Specialized substances engineered to stop high velocity projectiles provide a critical safety barrier for personnel. These materials must absorb and redistribute kinetic energy to prevent penetration. Weight and flexibility are secondary but vital considerations for mobile users.
Composition
Multiple layers of high performance fibers are often combined with ceramic or metallic plates. Ultra high molecular weight polyethylene offers a lightweight alternative to traditional steel. Aramid patterns provide high heat resistance and structural stability during an impact. Resin binders hold these layers together to form a cohesive protective unit.
Performance
Testing involves measuring the depth of indentation in a backing material after a strike. Materials must resist multiple hits without losing their structural integrity.
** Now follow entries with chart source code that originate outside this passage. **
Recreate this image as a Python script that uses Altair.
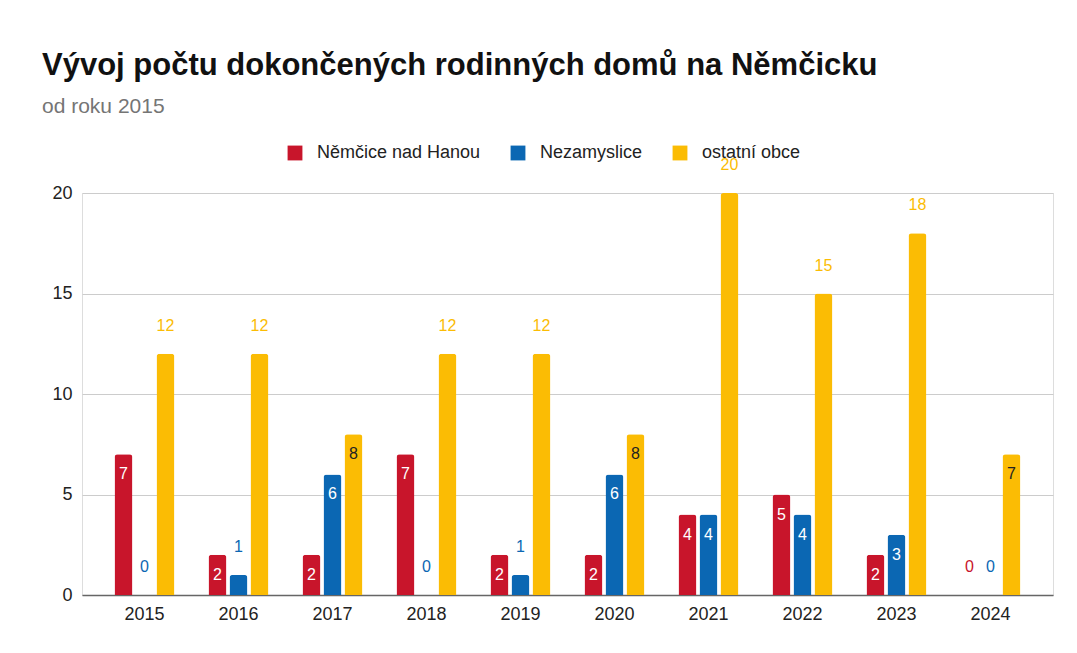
import altair as alt
import pandas as pd

years = ["2015", "2016", "2017", "2018", "2019", "2020", "2021", "2022", "2023", "2024"]
series = ["Němčice nad Hanou", "Nezamyslice", "ostatní obce"]
nemcice = [7, 2, 2, 7, 2, 2, 4, 5, 2, 0]
nezamyslice = [0, 1, 6, 0, 1, 6, 4, 4, 3, 0]
ostatni = [12, 12, 8, 12, 12, 8, 20, 15, 18, 7]
colors = ["#c8152b", "#0b67b3", "#fbbc04"]
inside_colors = ["#ffffff", "#ffffff", "#222222"]

FONT = "Liberation Sans"

rows = []
for s, vals, c, ic in zip(series, [nemcice, nezamyslice, ostatni], colors, inside_colors):
    for y, v in zip(years, vals):
        rows.append({"rok": y, "obec": s, "hodnota": v, "barva": c, "barva_in": ic})
df = pd.DataFrame(rows)

x_enc = alt.X("rok:N", sort=years, title=None,
              scale=alt.Scale(paddingInner=0, paddingOuter=0.165),
              axis=alt.Axis(labelAngle=0, ticks=False, domainColor="#666666", domainWidth=1.5,
                            labelFontSize=18, labelColor="#222222", labelPadding=10,
                            labelFont=FONT))
xo_enc = alt.XOffset("obec:N", sort=series,
                     scale=alt.Scale(paddingInner=0.143, paddingOuter=0.81))
y_enc = alt.Y("hodnota:Q", title=None,
              scale=alt.Scale(domain=[0, 20], nice=False),
              axis=alt.Axis(values=[0, 5, 10, 15, 20], domain=False, ticks=False,
                            gridColor="#cccccc", labelFontSize=18, labelColor="#222222",
                            labelPadding=10, labelFont=FONT))

base = alt.Chart(df)

bars = base.mark_bar(cornerRadiusTopLeft=3, cornerRadiusTopRight=3).encode(
    x=x_enc, xOffset=xo_enc, y=y_enc,
    color=alt.Color("obec:N", sort=series,
                    scale=alt.Scale(domain=series, range=colors),
                    legend=alt.Legend(title=None, orient="none", direction="horizontal",
                                      legendX=204, legendY=-49, symbolType="square",
                                      symbolSize=220, symbolStrokeWidth=0,
                                      labelFontSize=18, labelFont=FONT, labelLimit=0,
                                      labelColor="#222222", columnPadding=28,
                                      labelOffset=13)),
)

inside = base.transform_filter(
    "datum.hodnota >= 2 && datum.hodnota <= 8"
).mark_text(baseline="middle", dy=20, fontSize=16, font=FONT).encode(
    x=x_enc, xOffset=xo_enc, y=y_enc,
    text=alt.Text("hodnota:Q"),
    color=alt.Color("barva_in:N", scale=None),
)

outside = base.transform_filter(
    "datum.hodnota < 2 || datum.hodnota > 8"
).mark_text(baseline="middle", dy=-28, fontSize=16, font=FONT).encode(
    x=x_enc, xOffset=xo_enc, y=y_enc,
    text=alt.Text("hodnota:Q"),
    color=alt.Color("barva:N", scale=None),
)

chart = alt.layer(bars, inside, outside).properties(
    width=971,
    height=402,
    autosize=alt.AutoSizeParams(type="none"),
    padding={"left": 74, "top": 185, "right": 10, "bottom": 40},
    title=alt.TitleParams(
        text="Vývoj počtu dokončených rodinných domů na Němčicku",
        subtitle="od roku 2015",
        anchor="start", frame="group", dx=-40,
        font=FONT, fontSize=31, fontWeight="bold", color="#111111",
        subtitleFont=FONT, subtitleFontSize=21, subtitleColor="#757575",
        subtitlePadding=14, offset=26,
    ),
).configure_view(stroke=None).configure(background="#ffffff")

chart.save("out.html", embed_options={"renderer": "svg", "actions": False})
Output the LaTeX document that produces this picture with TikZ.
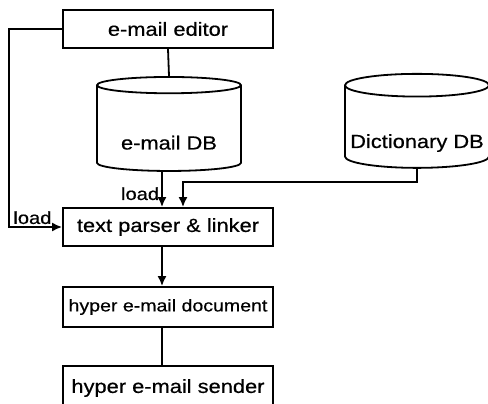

Environmental factors like moisture and UV exposure are monitored to ensure long term reliability. Energy dissipation occurs through the rapid stretching and breaking of molecular bonds. High friction between fiber layers helps to slow and deform the projectile.
Implementation
Body armor and vehicle shielding are the most common uses for these advanced substances. Tactical gear for high risk expeditions incorporates these elements to ensure user survival. Helmets use molded versions of these materials to protect the cranium from fragmentation. Briefcases and backpacks can be reinforced to provide portable safety in urban environments. Specialized footwear protects against landmines and other ground based threats. Continuous research aims to reduce the bulk of these systems while maintaining their protective rating.